* **Prompt**: Tally up the lines where the string "Recreate" appears; reply with the number only.

* **Data shown**:
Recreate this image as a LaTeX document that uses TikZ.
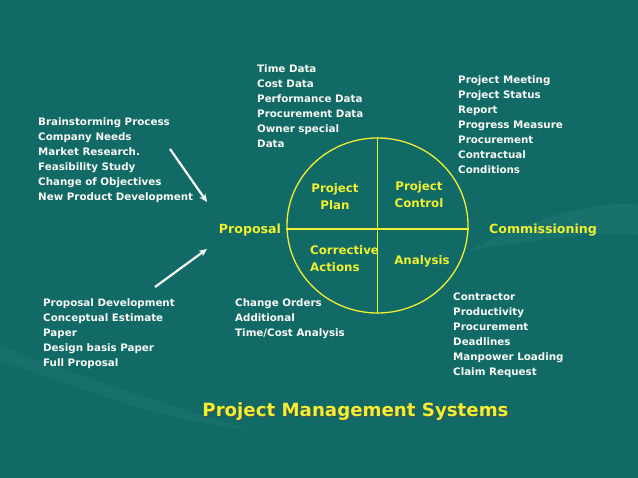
\documentclass[tikz,border=0pt]{standalone}
\usepackage{fontspec}
\setmainfont{DejaVu Sans}
\usetikzlibrary{arrows.meta,shapes.geometric}
\definecolor{bg}{RGB}{17,106,102}
\definecolor{bglight}{RGB}{40,128,124}
\definecolor{ylw}{RGB}{240,240,50}
\definecolor{wht}{RGB}{250,250,245}
\tikzset{
  list/.style={anchor=north west, inner sep=0pt, align=left, text=wht,
    font=\bfseries\fontsize{10.3}{15}\selectfont},
  qlabel/.style={inner sep=0pt, align=center, text=ylw,
    font=\bfseries\fontsize{11.8}{17}\selectfont},
  side/.style={inner sep=0pt, text=ylw, font=\bfseries\fontsize{12.6}{14}\selectfont},
  wharrow/.style={draw=wht, line width=2.2pt, -{Stealth[length=8pt,width=7pt]}},
  ring/.style={draw=ylw, line width=1.3pt}
}
\begin{document}
\begin{tikzpicture}[x=1pt,y=-1pt]
\fill[bg] (0,0) rectangle (638,478);
\useasboundingbox (0,0) rectangle (638,478);
% faint background swooshes
\fill[bglight, opacity=0.35] (470,250) .. controls (540,215) and (600,200) .. (638,205) -- (638,235) .. controls (600,230) and (540,240) .. (470,250) -- cycle;
\fill[bglight, opacity=0.3] (0,360) .. controls (60,380) and (150,420) .. (250,430) .. controls (150,400) and (60,370) .. (0,345) -- cycle;
% circle
\node[ring, ellipse, minimum width=181pt, minimum height=175pt, inner sep=0pt, draw] (circ) at (377.5,225.5) {};
\draw[ring] (circ.west |- 0,229) coordinate (hl) -- (circ.east |- 0,229) coordinate (hr);
\draw[ring] (circ.north) -- (circ.south);
% quadrant labels
\node[qlabel] (plan) at (335,197) {Project\\Plan};
\node[qlabel] (control) at (419,195) {Project\\Control};
\node[qlabel, anchor=west, align=left] (corr) at (310,259) {Corrective\\Actions};
\node[qlabel] (anal) at (422,261) {Analysis};
% side labels
\node[side] (prop) at (250,230) {Proposal};
\node[side] (comm) at (543,230) {Commissioning};
% lists
\node[list] (top) at (257,64) {Time Data\\Cost Data\\Performance Data\\Procurement Data\\Owner special\\Data};
\node[list] (left) at (38,117) {Brainstorming Process\\Company Needs\\Market Research.\\Feasibility Study\\Change of Objectives\\New Product Development};
\node[list] (rtop) at (458,75) {Project Meeting\\Project Status\\Report\\Progress Measure\\Procurement\\Contractual\\Conditions};
\node[list] (lbot) at (43,298) {Proposal Development\\Conceptual Estimate\\Paper\\Design basis Paper\\Full Proposal};
\node[list] (mbot) at (235,298) {Change Orders\\Additional\\Time/Cost Analysis};
\node[list] (rbot) at (453,293) {Contractor\\Productivity\\Procurement\\Deadlines\\Manpower Loading\\Claim Request};
% arrows
\coordinate (a1s) at (170,149);
\coordinate (a1e) at (207,202);
\coordinate (a2s) at (155,287);
\coordinate (a2e) at (207,249);
\draw[wharrow] (a1s) -- (a1e);
\draw[wharrow] (a2s) -- (a2e);
% title
\node[inner sep=0pt, text=black!70, font=\bfseries\fontsize{18.2}{20}\selectfont] at (356.7,413) {Project Management Systems};
\node[inner sep=0pt, text=ylw, font=\bfseries\fontsize{18.2}{20}\selectfont] (title) at (355.5,411.5) {Project Management Systems};
\end{tikzpicture}
\end{document}
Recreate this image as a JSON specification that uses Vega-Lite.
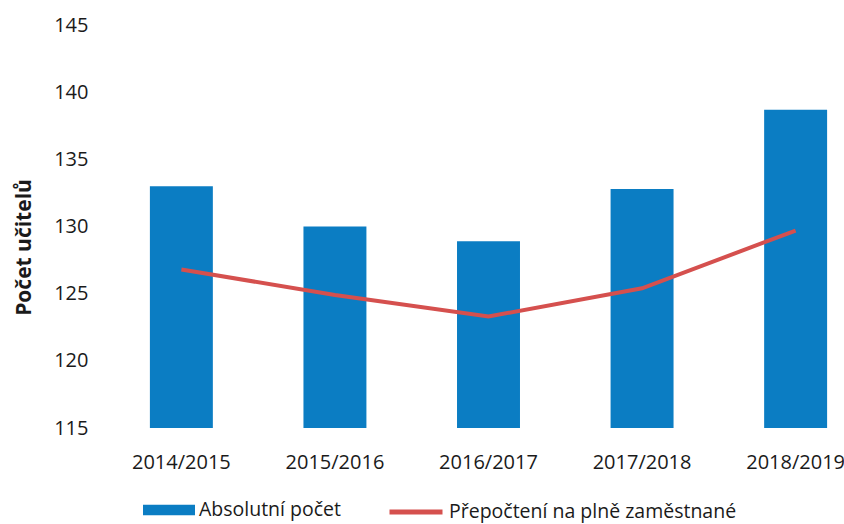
{
  "$schema": "https://vega.github.io/schema/vega-lite/v6.json",
  "width": 711,
  "height": 403,
  "autosize": {"type": "none"},
  "padding": {"left": 133, "top": 25, "right": 0, "bottom": 96},
  "background": "white",
  "config": {
    "view": {"stroke": null},
    "font": "Open Sans",
    "axis": {"labelFont": "Open Sans", "titleFont": "Open Sans", "labelColor": "#1a1a1a", "titleColor": "#1a1a1a"}
  },
  "data": {
    "values": [
      {"rok": "2014/2015", "absolutni": 133, "prepocteni": 126.8},
      {"rok": "2015/2016", "absolutni": 130, "prepocteni": 124.9},
      {"rok": "2016/2017", "absolutni": 128.9, "prepocteni": 123.3},
      {"rok": "2017/2018", "absolutni": 132.8, "prepocteni": 125.4},
      {"rok": "2018/2019", "absolutni": 138.7, "prepocteni": 129.7}
    ]
  },
  "encoding": {
    "x": {
      "field": "rok",
      "type": "nominal",
      "sort": null,
      "scale": {"paddingInner": 0.59, "paddingOuter": 0.11},
      "axis": {"title": null, "labelAngle": 0, "labelFontSize": 20, "labelPadding": 24, "ticks": false, "domain": false}
    }
  },
  "layer": [
    {
      "mark": {"type": "bar"},
      "encoding": {
        "y": {
          "field": "absolutni",
          "type": "quantitative",
          "scale": {"domain": [115, 145], "zero": false, "nice": false},
          "axis": {
            "title": "Počet učitelů",
            "titleFontSize": 21,
            "titleFontWeight": "bold",
            "titleX": -99,
            "titleY": 222,
            "values": [115, 120, 125, 130, 135, 140, 145],
            "labelFontSize": 20,
            "labelPadding": 45,
            "ticks": false,
            "domain": false,
            "grid": false
          }
        },
        "y2": {"datum": 115},
        "fill": {
          "datum": "Absolutní počet",
          "scale": {"range": ["#0B7DC3"]},
          "legend": {
            "title": null,
            "orient": "none",
            "legendX": 10,
            "legendY": 459,
            "symbolType": "M-1,-0.2L1,-0.2L1,0.2L-1,0.2Z",
            "symbolSize": 2704,
            "symbolStrokeWidth": 0,
            "labelFontSize": 19.5,
            "labelColor": "#1a1a1a",
            "labelOffset": 4,
            "labelLimit": 400
          }
        }
      }
    },
    {
      "mark": {"type": "line", "strokeWidth": 4},
      "encoding": {
        "y": {"field": "prepocteni", "type": "quantitative"},
        "stroke": {
          "datum": "Přepočtení na plně zaměstnané",
          "scale": {"range": ["#D5504E"]},
          "legend": {
            "title": null,
            "orient": "none",
            "legendX": 254,
            "legendY": 458,
            "symbolType": "stroke",
            "symbolSize": 2809,
            "symbolStrokeWidth": 5,
            "labelFontSize": 19.5,
            "labelColor": "#1a1a1a",
            "labelOffset": 4,
            "labelLimit": 400
          }
        }
      }
    }
  ],
  "resolve": {"scale": {"y": "shared"}}
}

* **Reply**: 2